Enter Owers, a well-credentialled coach based in Oxfordshire in southeast England and who has provided his expertise to teams in Canada, the U.S. and Sweden, among others.
The Marshall Islands are not a member of FIFA, soccer’s international governing body. The country’s first attempt to join an official regional soccer organization could come with the Oceania Football Confederation or the Asian Football Confederation.
“We are still exploring all available options to us,” Owers says. “OFC and AFC are both viable options. We hope to progress into more talks during 2024 but at this stage we are still in the planning phase to ensure that we are fully prepared.”
The preparation has begun, with soccer officials in the country and Owers planning a grassroots-level entree into the sport via the country’s schools.
“The soccer federation has already agreed with the ministry of education to add soccer to the school sports curriculum alongside volleyball and basketball,” Shem Livai, president of the Marshall Islands Soccer Federation, told the AP. “To enable school teachers to deliver high-quality coaching sessions we will be training teachers to be qualified soccer coaches through a combination of online and in-person courses.”
Livai says there are about 6,000 children who live on Majuro Atoll - the largest and capital island - and about 12,000 children are spread across all of the islands.
“Eventually we want them all to have the opportunity to play football or futsal,” Livai says.
Owers, who is very active on social media, is doing his part, posting a request for his followers to donate balls, bibs, cones and goals to help out the fledgling program in the Marshall Islands.
Otherwise, Owers’ posts on X, formerly known as Twitter, might leave all but seasoned soccer followers, players and/or the sport’s tacticians baffled. Here is a recent one.
The Marshall Islands, about 4,300 kilometers (2,600 miles) northeast of the 2032 Olympic host city Brisbane, Australia, have a long history with the United States, and Owers thinks that might be a plus in soccer becoming popular there.
After gaining military control of the Marshall Islands from Japan in 1944, the U.S. assumed administrative control of the islands following the end of World War II. The economy of the Marshall Islands is still closely linked to the U.S. and its gross domestic product is derived mainly from U.S. payments - the U.S. Army garrison on Kwajalein Atoll is the No. 2 employer in the islands behind the Marshall Islands government.
Between 1946 and 1958, the U.S. used the Marshall Islands as an atomic bomb testing ground.

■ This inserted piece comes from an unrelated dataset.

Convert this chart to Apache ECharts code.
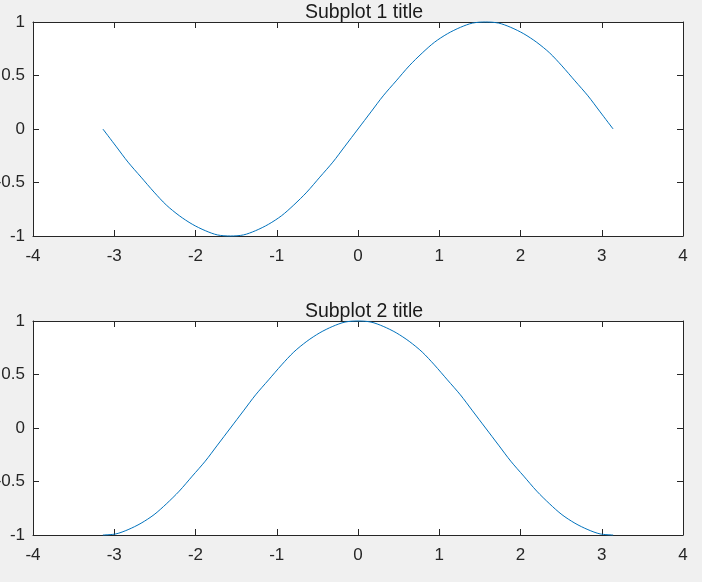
<!DOCTYPE html>
<html>
<head>
<meta charset="utf-8">
<script src="https://cdn.jsdelivr.net/npm/echarts@6/dist/echarts.min.js"></script>
<style>
  html, body { margin: 0; padding: 0; background: #f0f0f0; }
  #chart { width: 702px; height: 582px; }
</style>
</head>
<body>
<div id="chart"></div>
<script>
// x positions (-pi .. pi)
var xValues = [-3.14, -2.98, -2.83, -2.67, -2.51, -2.36, -2.20, -2.04, -1.88, -1.73, -1.57,
  -1.41, -1.26, -1.10, -0.94, -0.79, -0.63, -0.47, -0.31, -0.16, 0,
  0.16, 0.31, 0.47, 0.63, 0.79, 0.94, 1.10, 1.26, 1.41, 1.57,
  1.73, 1.88, 2.04, 2.20, 2.36, 2.51, 2.67, 2.83, 2.98, 3.14];
// subplot 1 curve
var topValues = [0, -0.16, -0.31, -0.45, -0.59, -0.71, -0.81, -0.89, -0.95, -0.99, -1,
  -0.99, -0.95, -0.89, -0.81, -0.71, -0.59, -0.45, -0.31, -0.16, 0,
  0.16, 0.31, 0.45, 0.59, 0.71, 0.81, 0.89, 0.95, 0.99, 1,
  0.99, 0.95, 0.89, 0.81, 0.71, 0.59, 0.45, 0.31, 0.16, 0];
// subplot 2 curve
var bottomValues = [-1, -0.99, -0.95, -0.89, -0.81, -0.71, -0.59, -0.45, -0.31, -0.16, 0,
  0.16, 0.31, 0.45, 0.59, 0.71, 0.81, 0.89, 0.95, 0.99, 1,
  0.99, 0.95, 0.89, 0.81, 0.71, 0.59, 0.45, 0.31, 0.16, 0,
  -0.16, -0.31, -0.45, -0.59, -0.71, -0.81, -0.89, -0.95, -0.99, -1];
var titles = ["Subplot 1 title", "Subplot 2 title"];
var yLabels = { "1": "1", "0.5": "0.5", "0": "0", "-0.5": "-0.5", "-1": "-1" };

var axisColor = "#262626";
var font = "Liberation Sans, Arial, sans-serif";
var gridTops = [22, 321];
var gridHeight = 214;

function pairs(ys) {
  return xValues.map(function(x, i) { return [x, ys[i]]; });
}

var grids = [], xAxes = [], yAxes = [], series = [], titleList = [];
gridTops.forEach(function(top, g) {
  grids.push({
    left: 33, right: 19, top: top, height: gridHeight,
    outerBoundsMode: "none", containLabel: false,
    show: true, backgroundColor: "#ffffff", borderWidth: 0
  });
  titleList.push({
    text: titles[g],
    left: 359,
    top: top - 24,
    textAlign: "center",
    textStyle: { fontFamily: font, fontSize: 19.5, fontWeight: "normal", color: "#1a1a1a" }
  });
  ["bottom", "top"].forEach(function(pos) {
    xAxes.push({
      type: "value", gridIndex: g, position: pos,
      min: -4, max: 4, interval: 1,
      axisLine: { show: true, onZero: false, lineStyle: { color: axisColor, width: 1 } },
      axisTick: { show: true, inside: true, length: 6, lineStyle: { color: axisColor } },
      axisLabel: {
        show: pos === "bottom", margin: 12, color: axisColor,
        fontFamily: font, fontSize: 17
      },
      splitLine: { show: false }
    });
  });
  ["left", "right"].forEach(function(pos) {
    yAxes.push({
      type: "value", gridIndex: g, position: pos,
      min: -1, max: 1, interval: 0.5,
      axisLine: { show: true, onZero: false, lineStyle: { color: axisColor, width: 1 } },
      axisTick: { show: true, inside: true, length: 6, lineStyle: { color: axisColor } },
      axisLabel: {
        show: pos === "left", margin: 8, color: axisColor,
        fontFamily: font, fontSize: 17,
        formatter: function(v) { return yLabels[String(v)]; }
      },
      splitLine: { show: false }
    });
  });
  series.push({
    type: "line",
    xAxisIndex: g * 2, yAxisIndex: g * 2,
    data: pairs(g === 0 ? topValues : bottomValues),
    showSymbol: false, smooth: 0.3, clip: false,
    lineStyle: { color: "#0072BD", width: 1 }
  });
});

var chart = echarts.init(document.getElementById("chart"));
chart.setOption({
  backgroundColor: "#f0f0f0",
  animation: false,
  title: titleList,
  grid: grids,
  xAxis: xAxes,
  yAxis: yAxes,
  series: series
});
</script>
</body>
</html>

During that time, 67 atomic bombs were dropped there.
The Marshall Islands signed a Compact of Free Association with the United States in 1983 and gained independence in 1986, when the Compact agreement came into force. The Republic of the Marshall Islands is now a sovereign nation.

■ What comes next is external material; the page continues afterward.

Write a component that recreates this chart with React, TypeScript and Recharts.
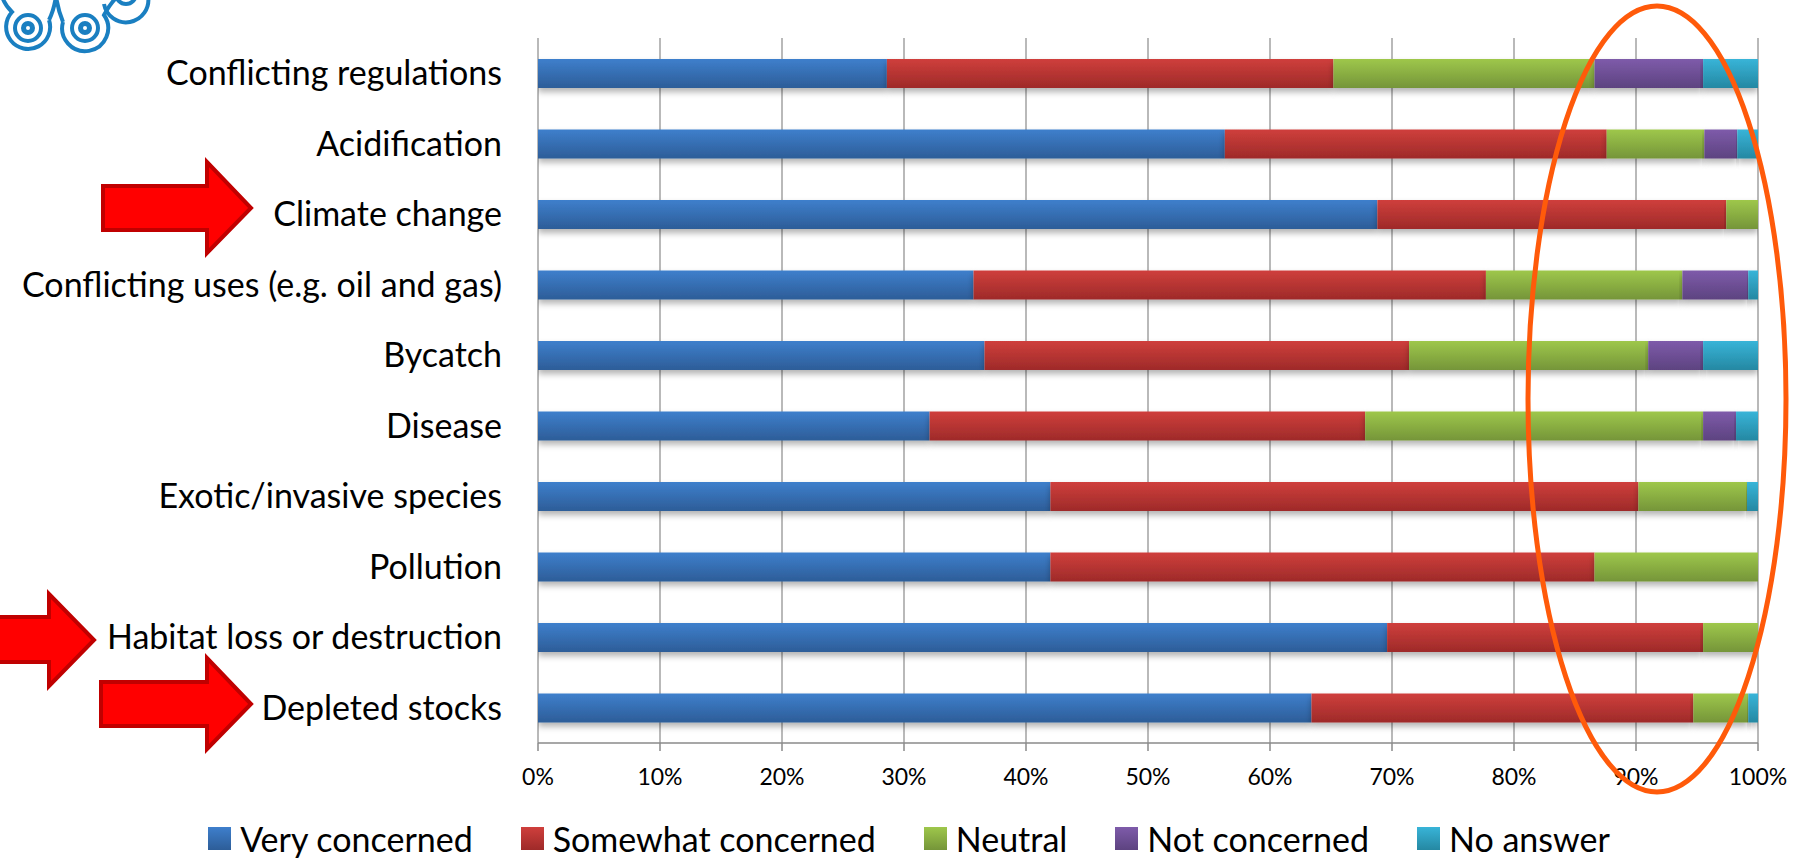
import React from 'react';
import { BarChart, Bar, XAxis, YAxis, CartesianGrid, Legend } from 'recharts';

// survey categories, top to bottom as shown
const categories = [
  'Conflicting regulations',
  'Acidification',
  'Climate change',
  'Conflicting uses (e.g. oil and gas)',
  'Bycatch',
  'Disease',
  'Exotic/invasive species',
  'Pollution',
  'Habitat loss or destruction',
  'Depleted stocks',
];

// share of answers, in %
const veryConcerned = [28.6, 56.3, 68.8, 35.7, 36.6, 32.1, 42.0, 42.0, 69.6, 63.4];
const somewhatConcerned = [36.6, 31.3, 28.6, 42.0, 34.8, 35.7, 48.2, 44.6, 25.9, 31.3];
const neutral = [21.4, 8.0, 2.7, 16.1, 19.6, 27.7, 8.9, 13.4, 4.5, 4.5];
const notConcerned = [8.9, 2.7, 0, 5.4, 4.5, 2.7, 0, 0, 0, 0];
const noAnswer = [4.5, 1.8, 0, 0.9, 4.5, 1.8, 0.9, 0, 0, 0.9];

const xTicks = [0, 10, 20, 30, 40, 50, 60, 70, 80, 90, 100];
const boundaryTicks = [0, 1, 2, 3, 4, 5, 6, 7, 8, 9, 10];

const data = categories.map((name, i) => ({
  name,
  very: veryConcerned[i],
  somewhat: somewhatConcerned[i],
  neutral: neutral[i],
  notc: notConcerned[i],
  none: noAnswer[i],
}));

const series = [
  { key: 'very', name: 'Very concerned', top: '#3E7FCC', bottom: '#2D5D98' },
  { key: 'somewhat', name: 'Somewhat concerned', top: '#CF3F3C', bottom: '#9E2A29' },
  { key: 'neutral', name: 'Neutral', top: '#9EC74B', bottom: '#759539' },
  { key: 'notc', name: 'Not concerned', top: '#7E5BAA', bottom: '#5D4380' },
  { key: 'none', name: 'No answer', top: '#38B4D8', bottom: '#2588A2' },
];

const axisGrey = '#8a8a8a';

// legend keeps the series order (recharts would sort it by name)
const renderLegend = () => (
  <div
    style={{
      display: 'flex',
      justifyContent: 'center',
      alignItems: 'center',
      gap: 48,
      height: 40,
      fontSize: 34,
      color: '#000',
      paddingLeft: 12,
    }}
  >
    {series.map((s) => (
      <div key={s.key} style={{ display: 'flex', alignItems: 'center' }}>
        <svg width={23} height={23} style={{ marginRight: 9 }}>
          <rect width={23} height={23} fill={`url(#grad-${s.key})`} />
        </svg>
        <span>{s.name}</span>
      </div>
    ))}
  </div>
);

const Arrow = ({ pts }: { pts: string }) => (
  <polygon points={pts} fill="#FF0000" stroke="#C00000" strokeWidth={4} strokeLinejoin="miter" />
);

export default function App() {
  return (
    <div style={{ position: 'relative', width: 1806, height: 858, fontFamily: 'Lato, sans-serif', background: '#fff' }}>
      <style>{`body{margin:0} .recharts-bar-rectangle path{filter:url(#barShadow)}`}</style>
      <BarChart
        width={1806}
        height={858}
        data={data}
        layout="vertical"
        margin={{ top: 38, right: 48, bottom: 0, left: 0 }}
      >
        <defs>
          {series.map((s) => (
            <linearGradient key={s.key} id={`grad-${s.key}`} x1="0" y1="0" x2="0" y2="1">
              <stop offset="0%" stopColor={s.top} />
              <stop offset="100%" stopColor={s.bottom} />
            </linearGradient>
          ))}
          <filter id="barShadow" x="-5%" y="-20%" width="110%" height="160%">
            <feDropShadow dx="0" dy="4" stdDeviation="3" floodColor="#000" floodOpacity="0.3" />
          </filter>
        </defs>
        <CartesianGrid yAxisId="cat" horizontal={false} stroke={axisGrey} strokeWidth={1.2} />
        <XAxis
          type="number"
          domain={[0, 100]}
          ticks={xTicks}
          interval={0}
          allowDataOverflow
          tickFormatter={(v: number) => `${v}%`}
          height={75}
          tickSize={8}
          tickMargin={18}
          axisLine={{ stroke: axisGrey, strokeWidth: 1.5 }}
          tickLine={{ stroke: axisGrey, strokeWidth: 1.5 }}
          tick={{ fill: '#000', fontSize: 23 }}
        />
        <YAxis
          yAxisId="cat"
          type="category"
          dataKey="name"
          width={538}
          interval={0}
          axisLine={false}
          tickLine={false}
          tickSize={10}
          tickMargin={26}
          tick={{ fill: '#000', fontSize: 34 }}
        />
        <YAxis
          yAxisId="bounds"
          type="number"
          domain={[0, 10]}
          ticks={boundaryTicks}
          interval={0}
          width={0}
          tick={false}
          tickSize={10}
          axisLine={{ stroke: axisGrey, strokeWidth: 1.5 }}
          tickLine={{ stroke: axisGrey, strokeWidth: 1.5 }}
        />
        <Legend
          verticalAlign="bottom"
          content={renderLegend}
          wrapperStyle={{ left: 0, width: 1806, height: 40 }}
        />
        {series.map((s) => (
          <Bar
            key={s.key}
            yAxisId="cat"
            dataKey={s.key}
            name={s.name}
            stackId="a"
            barSize={29}
            fill={`url(#grad-${s.key})`}
            isAnimationActive={false}
          />
        ))}
      </BarChart>

      {/* slide annotations: logo, arrows, highlight ellipse */}
      <svg
        width={1806}
        height={858}
        style={{ position: 'absolute', left: 0, top: 0, pointerEvents: 'none' }}
      >
        <g fill="none" stroke="#1A7FC1" strokeWidth={4}>
          <circle cx={28} cy={28} r={4.5} strokeWidth={5} />
          <circle cx={28} cy={28} r={13} />
          <path d="M 49 20 A 22 22 0 1 1 12 12 Q 4 4 2 -4" />
          <path d="M 49 20 Q 54 10 56 -4" />
          <circle cx={85} cy={28} r={4.5} strokeWidth={5} />
          <circle cx={85} cy={28} r={13} />
          <path d="M 63 22 A 23 23 0 1 0 104 15 Q 110 4 116 -2" />
          <path d="M 63 22 Q 58 10 56 -4" />
          <circle cx={126} cy={-6} r={10} />
          <path d="M 104 4 A 22 22 0 0 0 148 -4" />
        </g>
        <Arrow pts="103,186 207,186 207,162 251,208 207,253 207,230 103,230" />
        <Arrow pts="-10,617 49,617 49,594 94,640 49,686 49,662 -10,662" />
        <Arrow pts="101,682 207,682 207,658 251,704 207,749 207,726 101,726" />
        <ellipse cx={1657} cy={399} rx={129} ry={393} fill="none" stroke="#FF5A0A" strokeWidth={5} />
      </svg>
    </div>
  );
}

“There’s obviously nothing to hide from that because it’s part of their culture, it’s part of the history,” Owers told the BBC of the American connection. “There’s a fully functioning U.S. military base in Kwajalein. It’s part of their identity and, because it’s very heavily U.S. cultured, there is a lot of interest in sports such as baseball and basketball.

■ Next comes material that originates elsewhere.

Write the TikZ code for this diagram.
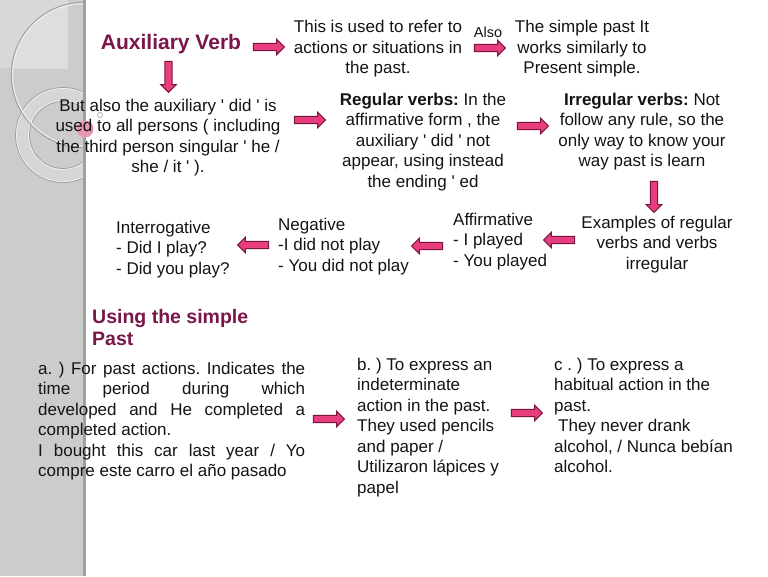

“But now with football, or soccer, because that has grown in the States, it has also grown on the Marshall Islands. The federation wants to eventually become a FIFA member. They don’t just want to be playing against local countries, they want to be part of a bigger program.”
Owers, who played semi-professionally, plans to travel again from England to the Marshall Islands early in 2024. It’s Step 2 and a work in progress until he has a team to coach.
“I can’t wait to get back,” he says.